There were many highlights of the experience, including the friendships formed and the individual growth seen in the youth. For example, in the beginning one participant had low self esteem and was not able to speak in front of the group. Each day the team saw a change as he began to share a little more and on the final day, with self-assurance, he gave a motivating speech to his peers! It was a delightful moment for all.

Outreach in the communities was in partnership with two non governmental organisations - 'Adopt a Grandmother', which saw an inter-generational exchange on topics the youth chose between them and the elders,and the 'Nanga Vhutshilo' which supports HIV positive children. On both days, the young people planned, coordinated and facilitated the sessions putting to use the skills and confidence they acquired at the camp.

The intense, deep and powerful 10-day experience ended with a graduation ceremony in Soweto. Proud parents, beaming participants and the team were joined by two distinguished South African elders and changemakers – Dr Lillian Cingo, a South Arican Icon and founder and retired manager of the Phelophepa Health Train and Letlapa Mphahlele, former commander of the Pan Africanist Congress military wing, APLA.

Drawing from her own experiences Dr Lillian spoke of the importance of vision, determination and passion for your future. “I knew God had a plan for me. I went from walking miles to school to years later being awarded by the Queen of England for being a top neurosurgeon! So never give up.”

Letlapa spoke of pain and how many have to contend with pain everyday. Whether it is a good or bad thing, that depends on you, he said. We learn much more from pain than we learn from pleasure, he continued. He said that 'opportunitynowhere' can be read two ways: 'opportunity no where' or 'opportunity now here'. It is all about attitude. IofC offers a rare platform in the world that gives the opportunity for people to transmit their pain, he said..

Some of the participant's comments at the end of the time were:

* “I received more than I expected – I have learned to accept my sorrows and forgive, and I discovered much about myself.”

* “I learned to connect with myself, to be patient and that I am unique and special.”

* “I am changing the way I have been thinking - I learned to let go of hatred and anger.”

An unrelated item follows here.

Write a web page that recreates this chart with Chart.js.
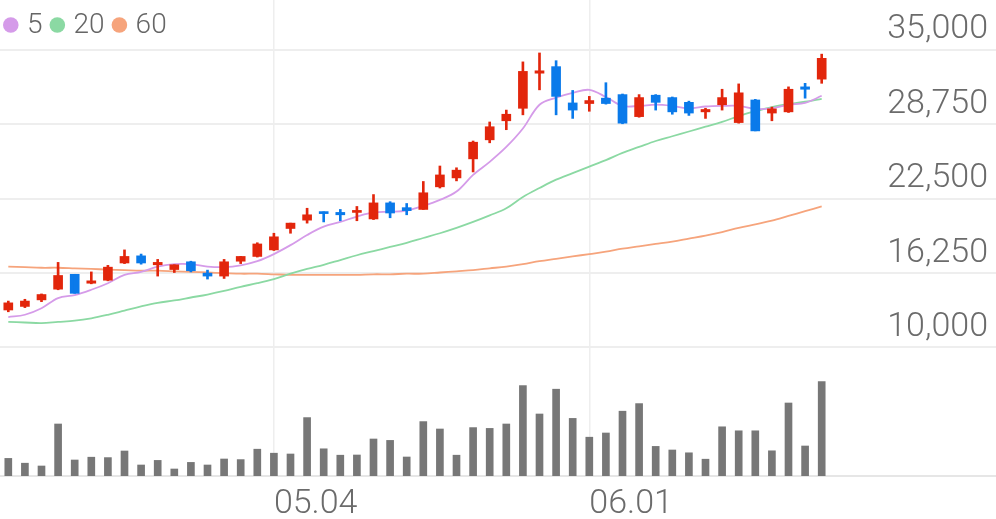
<!DOCTYPE html>
<html>
<head>
<meta charset="utf-8">
<script src="https://cdn.jsdelivr.net/npm/chart.js@4.4.1/dist/chart.umd.min.js"></script>
<style>
  html, body { margin: 0; padding: 0; background: #fff; }
  #wrap { width: 996px; height: 519px; position: relative; }
</style>
</head>
<body>
<div id="wrap"><canvas id="chart"></canvas></div>
<script>
// Daily candles + moving averages + volume

const dates = [
  '04.07', '04.08', '04.09', '04.10', '04.13', '04.14', '04.16', '04.17', '04.20', '04.21',
  '04.22', '04.23', '04.24', '04.27', '04.28', '04.29', '05.04', '05.06', '05.07', '05.08',
  '05.11', '05.12', '05.13', '05.14', '05.15', '05.18', '05.19', '05.20', '05.21', '05.22',
  '05.25', '05.26', '05.27', '05.28', '05.29', '06.01', '06.02', '06.03', '06.04', '06.05',
  '06.08', '06.09', '06.10', '06.11', '06.12', '06.15', '06.16', '06.17', '06.18', '06.19'
];
const opens = [
  13150, 13450, 14000, 14900, 16150, 15400, 15650, 17100, 17700, 16950,
  16550, 17200, 16250, 16000, 17250, 17650, 18200, 20000, 20700, 21400,
  21350, 21350, 20800, 22150, 21750, 21600, 23500, 24250, 25850, 27450,
  29050, 30100, 33050, 33600, 30550, 30500, 30950, 31250, 29400, 31200,
  31000, 30600, 29800, 30400, 28900, 30800, 29700, 29800, 31900, 32550
];
const highs = [
  13900, 14050, 14500, 17150, 16150, 16350, 16900, 18200, 17850, 17400,
  16950, 17250, 16500, 17400, 17650, 18800, 19600, 20450, 21700, 21400,
  21600, 21850, 22850, 22250, 22100, 23950, 25250, 25100, 27350, 28950,
  29950, 34000, 34750, 34100, 31600, 31100, 32250, 31300, 31250, 31250,
  31050, 30700, 30100, 31700, 32150, 30850, 30200, 31900, 32200, 34650
];
const lows = [
  13000, 13350, 13850, 14850, 14550, 15350, 15600, 17050, 17000, 16000,
  16300, 16350, 15750, 15800, 17050, 17600, 18150, 19600, 20450, 20550,
  20650, 20650, 20750, 20900, 21150, 21600, 23400, 24000, 24750, 27200,
  28300, 29550, 31650, 29550, 29250, 29850, 30450, 28800, 29350, 29950,
  29600, 29500, 29250, 29950, 28850, 28200, 29050, 29750, 30950, 32200
];
const closes = [
  13750, 13900, 14450, 16050, 14550, 15600, 16750, 17650, 17100, 17150,
  16950, 16450, 16000, 17200, 17650, 18700, 19300, 20450, 21150, 21250,
  21150, 21450, 22150, 21300, 21500, 23000, 24500, 24900, 27250, 28550,
  29600, 33200, 33250, 31100, 29950, 30750, 30500, 28850, 31000, 30600,
  29800, 29700, 30000, 31000, 31400, 28200, 30050, 31700, 31700, 34300
];
const volumes = [
  440000, 320000, 250000, 1300000, 400000, 470000, 460000, 625000, 275000, 390000,
  175000, 340000, 275000, 425000, 410000, 670000, 570000, 550000, 1460000, 680000,
  520000, 525000, 925000, 890000, 475000, 1360000, 1175000, 520000, 1210000, 1190000,
  1300000, 2260000, 1550000, 2170000, 1440000, 970000, 1075000, 1620000, 1810000, 740000,
  650000, 580000, 420000, 1230000, 1130000, 1130000, 630000, 1825000, 750000, 2360000
];
const ma5 = [
  12550, 12750, 13300, 14150, 14400, 14850, 15400, 16100, 16350, 16800,
  17000, 17000, 16800, 16750, 16900, 17250, 17850, 18600, 19450, 20150,
  20550, 21000, 21350, 21400, 21500, 21900, 22400, 23100, 24500, 25600,
  26850, 28400, 30400, 31000, 31400, 31650, 31050, 30300, 30300, 30400,
  30300, 30100, 30250, 30300, 30300, 30050, 30100, 30400, 30550, 31150
];
const ma20 = [
  12150, 12100, 12050, 12150, 12250, 12450, 12750, 13100, 13450, 13750,
  13950, 14200, 14450, 14750, 15100, 15400, 15750, 16200, 16600, 16950,
  17350, 17750, 18100, 18450, 18800, 19200, 19600, 20050, 20550, 21100,
  21700, 22650, 23400, 24100, 24650, 25200, 25750, 26350, 26850, 27350,
  27750, 28150, 28550, 28950, 29450, 29850, 30200, 30450, 30650, 30900
];
const ma60 = [
  16800, 16750, 16700, 16700, 16650, 16600, 16550, 16500, 16450, 16450,
  16400, 16350, 16300, 16250, 16200, 16200, 16150, 16100, 16100, 16100,
  16100, 16100, 16150, 16150, 16200, 16200, 16300, 16400, 16500, 16650,
  16800, 17000, 17250, 17450, 17650, 17850, 18050, 18300, 18500, 18700,
  18900, 19150, 19400, 19700, 20050, 20350, 20650, 21050, 21450, 21850
];
const priceTicks = [10000, 16250, 22500, 28750, 35000];
const xTickLabels = ['05.04', '06.01'];
const emptySlots = 10; // blank room right of the last candle

const UP = '#e2260c';
const DOWN = '#0a7aea';
const candleColor = ctx => closes[ctx.dataIndex] >= opens[ctx.dataIndex] ? UP : DOWN;
const labelFont = { family: 'Roboto', size: 34, weight: 300 };

const labels = dates.concat(Array(emptySlots).fill(''));

// small inline legend: dot + label for each MA line, in one row at top-left
const maLegend = {
  id: 'maLegend',
  afterDraw(chart) {
    const ctx = chart.ctx;
    const y = chart.chartArea.top + 25;
    let x = chart.chartArea.left + 3;
    ctx.save();
    ctx.font = '300 28px Roboto';
    ctx.textBaseline = 'middle';
    chart.data.datasets.filter(d => d.type === 'line').forEach(d => {
      ctx.fillStyle = d.borderColor;
      ctx.beginPath();
      ctx.arc(x + 7.8, y, 7.8, 0, Math.PI * 2);
      ctx.fill();
      x += 24;
      ctx.fillStyle = '#666666';
      ctx.fillText(d.label, x, y + 1);
      x += ctx.measureText(d.label).width + 7;
    });
    ctx.restore();
  }
};

new Chart(document.getElementById('chart'), {
  type: 'bar',
  data: {
    labels: labels,
    datasets: [
      {
        label: 'wick',
        data: lows.map((l, i) => [l, highs[i]]),
        backgroundColor: candleColor,
        barThickness: 2,
        grouped: false,
        order: 0
      },
      {
        label: 'body',
        data: opens.map((o, i) => [o, closes[i]]),
        backgroundColor: candleColor,
        barThickness: 9,
        minBarLength: 2,
        grouped: false,
        order: 0
      },
      {
        type: 'line', label: '5', data: ma5,
        borderColor: '#d59be9', backgroundColor: '#d59be9',
        borderWidth: 1.8, pointRadius: 0, tension: 0.35, order: 1
      },
      {
        type: 'line', label: '20', data: ma20,
        borderColor: '#8bd9a3', backgroundColor: '#8bd9a3',
        borderWidth: 1.8, pointRadius: 0, tension: 0.35, order: 1
      },
      {
        type: 'line', label: '60', data: ma60,
        borderColor: '#f6a47c', backgroundColor: '#f6a47c',
        borderWidth: 1.8, pointRadius: 0, tension: 0.35, order: 1
      },
      {
        label: 'volume',
        data: volumes,
        yAxisID: 'yVol',
        backgroundColor: '#777777',
        barThickness: 7,
        grouped: false,
        order: 2
      }
    ]
  },
  options: {
    responsive: true,
    maintainAspectRatio: false,
    animation: false,
    layout: { padding: 0 },
    plugins: {
      tooltip: { enabled: false },
      legend: { display: false }
    },
    scales: {
      x: {
        offset: true,
        afterFit: s => { s.height = 43; s.paddingLeft = 0; s.paddingRight = 0; },
        grid: {
          offset: false,
          drawTicks: false,
          lineWidth: 1.5,
          color: ctx => (ctx.tick && ctx.tick.label) ? '#eeeeee' : 'rgba(0,0,0,0)'
        },
        border: { display: true, color: '#e6e6e6', width: 2 },
        ticks: {
          autoSkip: false,
          maxRotation: 0,
          align: 'start',
          padding: 8,
          color: '#6b6b6b',
          font: labelFont,
          callback: function (value) {
            const l = this.getLabelForValue(value);
            return xTickLabels.includes(l) ? l : '';
          }
        }
      },
      y: {
        position: 'right',
        min: -800,
        max: 39200,
        afterBuildTicks: s => { s.ticks = priceTicks.map(v => ({ value: v })); },
        afterFit: s => { s.width = 0; s.paddingTop = 0; s.paddingBottom = 0; },
        grid: { color: '#eeeeee', lineWidth: 2, drawTicks: false },
        border: { display: false },
        ticks: {
          mirror: true,
          padding: -8,
          labelOffset: -20,
          color: '#6b6b6b',
          font: labelFont,
          callback: v => v.toLocaleString('en-US')
        }
      },
      yVol: {
        display: false,
        min: 0,
        max: 11900000
      }
    }
  },
  plugins: [maLegend]
});
</script>
</body>
</html>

* “I am going to change my life path to be more serious and not to repeat my mistakes. I want to stay positive and never give up on my dreams.”

* “I want to help others more now, and have more time talking with family.”

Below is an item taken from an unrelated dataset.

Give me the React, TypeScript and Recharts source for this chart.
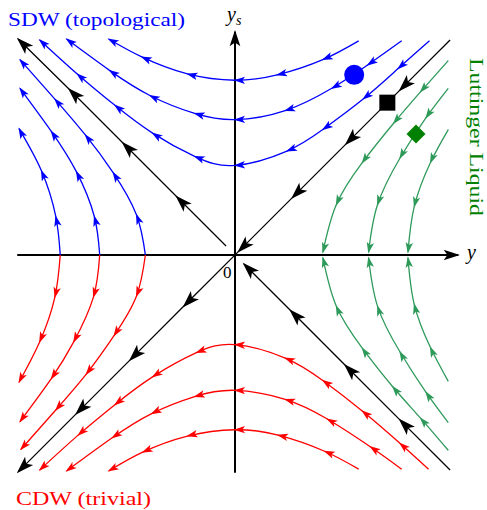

As the youth were awarded their certificates for completing the camp, mothers gave speeches of gratitude whilst explaining the transformation they had seen in their children. One said, “I have seen a big change in my son, from the first day he returned. I hope he can stay with this organisation (IofC) and continue with his changes.”

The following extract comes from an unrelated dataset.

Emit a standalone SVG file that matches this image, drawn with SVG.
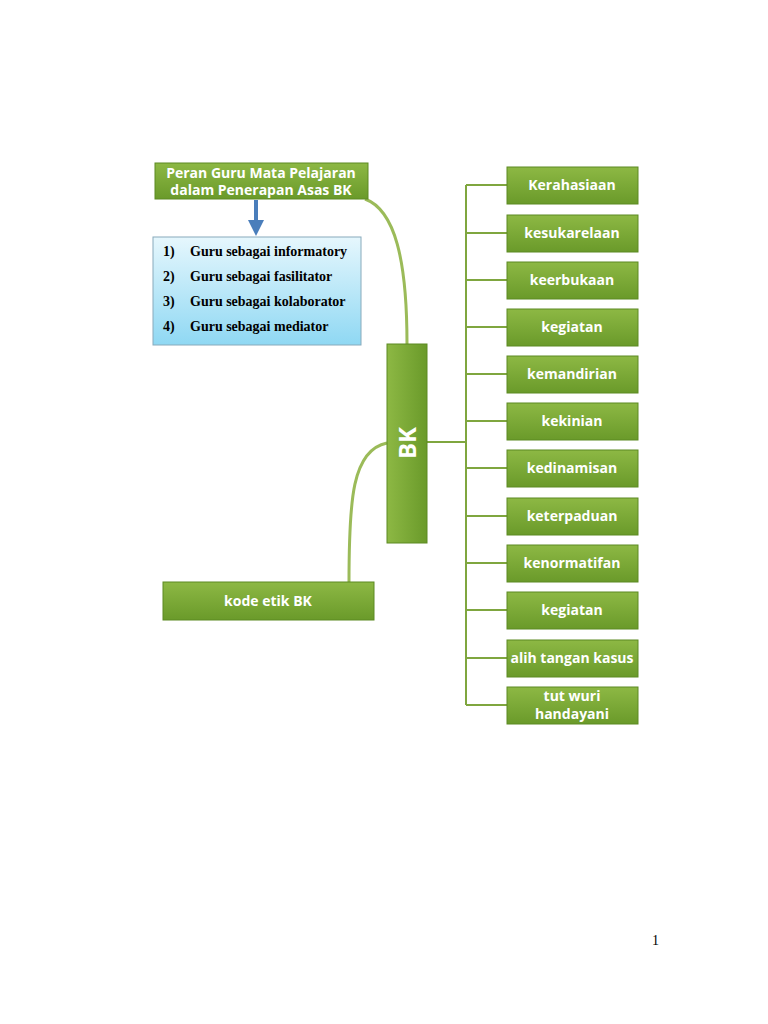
<svg xmlns="http://www.w3.org/2000/svg" width="768" height="1024" viewBox="0 0 768 1024">
<defs>
<linearGradient id="g" x1="0" y1="0" x2="0" y2="1"><stop offset="0" stop-color="#8db844"/><stop offset="1" stop-color="#6a9a2a"/></linearGradient>
<linearGradient id="gv" x1="0" y1="0" x2="1" y2="0"><stop offset="0" stop-color="#8db844"/><stop offset="1" stop-color="#6a9a2a"/></linearGradient>
<linearGradient id="b" x1="0" y1="0" x2="0" y2="1"><stop offset="0" stop-color="#e6f7fd"/><stop offset="1" stop-color="#8fd8f3"/></linearGradient>
<marker id="ah" viewBox="0 0 10 10" refX="5" refY="5" markerWidth="4" markerHeight="4" orient="auto"><path d="M0,0L10,5L0,10z" fill="#4a7ebb"/></marker>
</defs>
<style>
.n{fill:url(#g);stroke:#5d8a22;stroke-width:1}
.t{font-family:"Open Sans","DejaVu Sans",sans-serif;font-size:14px;font-weight:bold;fill:#fff;text-anchor:middle}
.l{font-family:"Liberation Serif",serif;font-size:14px;font-weight:bold;fill:#000}
.c{fill:none;stroke:#9bbb59;stroke-width:3}
.k{fill:none;stroke:#7fa63f;stroke-width:2}
</style>
<rect width="768" height="1024" fill="#fff"/>
<g id="connectors">
<path class="c" d="M365,199 C395,210 407,260 407,344"/>
<path class="c" d="M349,582 C349,500 352,450 387,443"/>
<path class="k" d="M427,442H466M466,185V705M466,185H507M466,233H507M466,280H507M466,327H507M466,374H507M466,421H507M466,468H507M466,516H507M466,563H507M466,610H507M466,658H507M466,705H507"/>
<path d="M256,200V228" stroke="#4a7ebb" stroke-width="4" marker-end="url(#ah)"/>
</g>
<g id="top"><rect class="n" x="155" y="163" width="213" height="36"/><text class="t" x="261" y="178">Peran Guru Mata Pelajaran</text><text class="t" x="261" y="195">dalam Penerapan Asas BK</text></g>
<g id="list"><rect x="153" y="237" width="208" height="108" fill="url(#b)" stroke="#8ab" stroke-width="1"/>
<text class="l" x="163" y="256">1)</text><text class="l" x="190" y="256">Guru sebagai informatory</text>
<text class="l" x="163" y="281">2)</text><text class="l" x="190" y="281">Guru sebagai fasilitator</text>
<text class="l" x="163" y="306">3)</text><text class="l" x="190" y="306">Guru sebagai kolaborator</text>
<text class="l" x="163" y="331">4)</text><text class="l" x="190" y="331">Guru sebagai mediator</text></g>
<g id="bk"><rect x="387" y="344" width="40" height="199" fill="url(#gv)" stroke="#5d8a22"/><text class="t" style="font-size:24px" transform="translate(416,443) rotate(-90)">BK</text></g>
<g id="kode"><rect class="n" x="163" y="582" width="211" height="38"/><text class="t" x="268" y="606">kode etik BK</text></g>
<g id="r1"><rect class="n" x="507" y="167" width="131" height="37"/><text class="t" x="572" y="190">Kerahasiaan</text></g>
<g id="r2"><rect class="n" x="507" y="215" width="131" height="37"/><text class="t" x="572" y="238">kesukarelaan</text></g>
<g id="r3"><rect class="n" x="507" y="262" width="131" height="37"/><text class="t" x="572" y="285">keerbukaan</text></g>
<g id="r4"><rect class="n" x="507" y="309" width="131" height="37"/><text class="t" x="572" y="332">kegiatan</text></g>
<g id="r5"><rect class="n" x="507" y="356" width="131" height="37"/><text class="t" x="572" y="379">kemandirian</text></g>
<g id="r6"><rect class="n" x="507" y="403" width="131" height="37"/><text class="t" x="572" y="426">kekinian</text></g>
<g id="r7"><rect class="n" x="507" y="450" width="131" height="37"/><text class="t" x="572" y="473">kedinamisan</text></g>
<g id="r8"><rect class="n" x="507" y="498" width="131" height="37"/><text class="t" x="572" y="521">keterpaduan</text></g>
<g id="r9"><rect class="n" x="507" y="545" width="131" height="37"/><text class="t" x="572" y="568">kenormatifan</text></g>
<g id="r10"><rect class="n" x="507" y="592" width="131" height="37"/><text class="t" x="572" y="615">kegiatan</text></g>
<g id="r11"><rect class="n" x="507" y="640" width="131" height="37"/><text class="t" x="572" y="663">alih tangan kasus</text></g>
<g id="r12"><rect class="n" x="507" y="687" width="131" height="37"/><text class="t" x="572" y="701">tut wuri</text><text class="t" x="572" y="719">handayani</text></g>
<text x="652" y="945" font-family="Liberation Serif,serif" font-size="14">1</text>
</svg>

Many lives were touched by the CiP programme, not just the direct beneficiaries but also their parents, the community and mentors, who gained valuable experience. (A follow-up Creators of Peace circle is being prepared for some of the parents) and on the last day of the camp, the participants put together an action plan which included giving back to the community (collecting clothes for deprived families, visiting elders and fundraising for an orphanage) and promoting CiP to other young people. An inspired and committed network of youth that aspire to make a positive change to their behaviours, relationships and communities now exists.

IofC would like to give thanks to all who were involved in making this camp a success; particularly the Irene Prestwich Trust and Edmee Botteron because without their support the mentors and volunteers would not have been able to join the experience We would also like to thank Mama Lillian, Letlapa Mphahlele, Thapelo Lekwakwe, Isaac Mavuso, Mosia Family, Wisani Baloyi, Barbara Down, Nanga Vhutshilo, Adopt a gogo and of course the IofC South Africa team.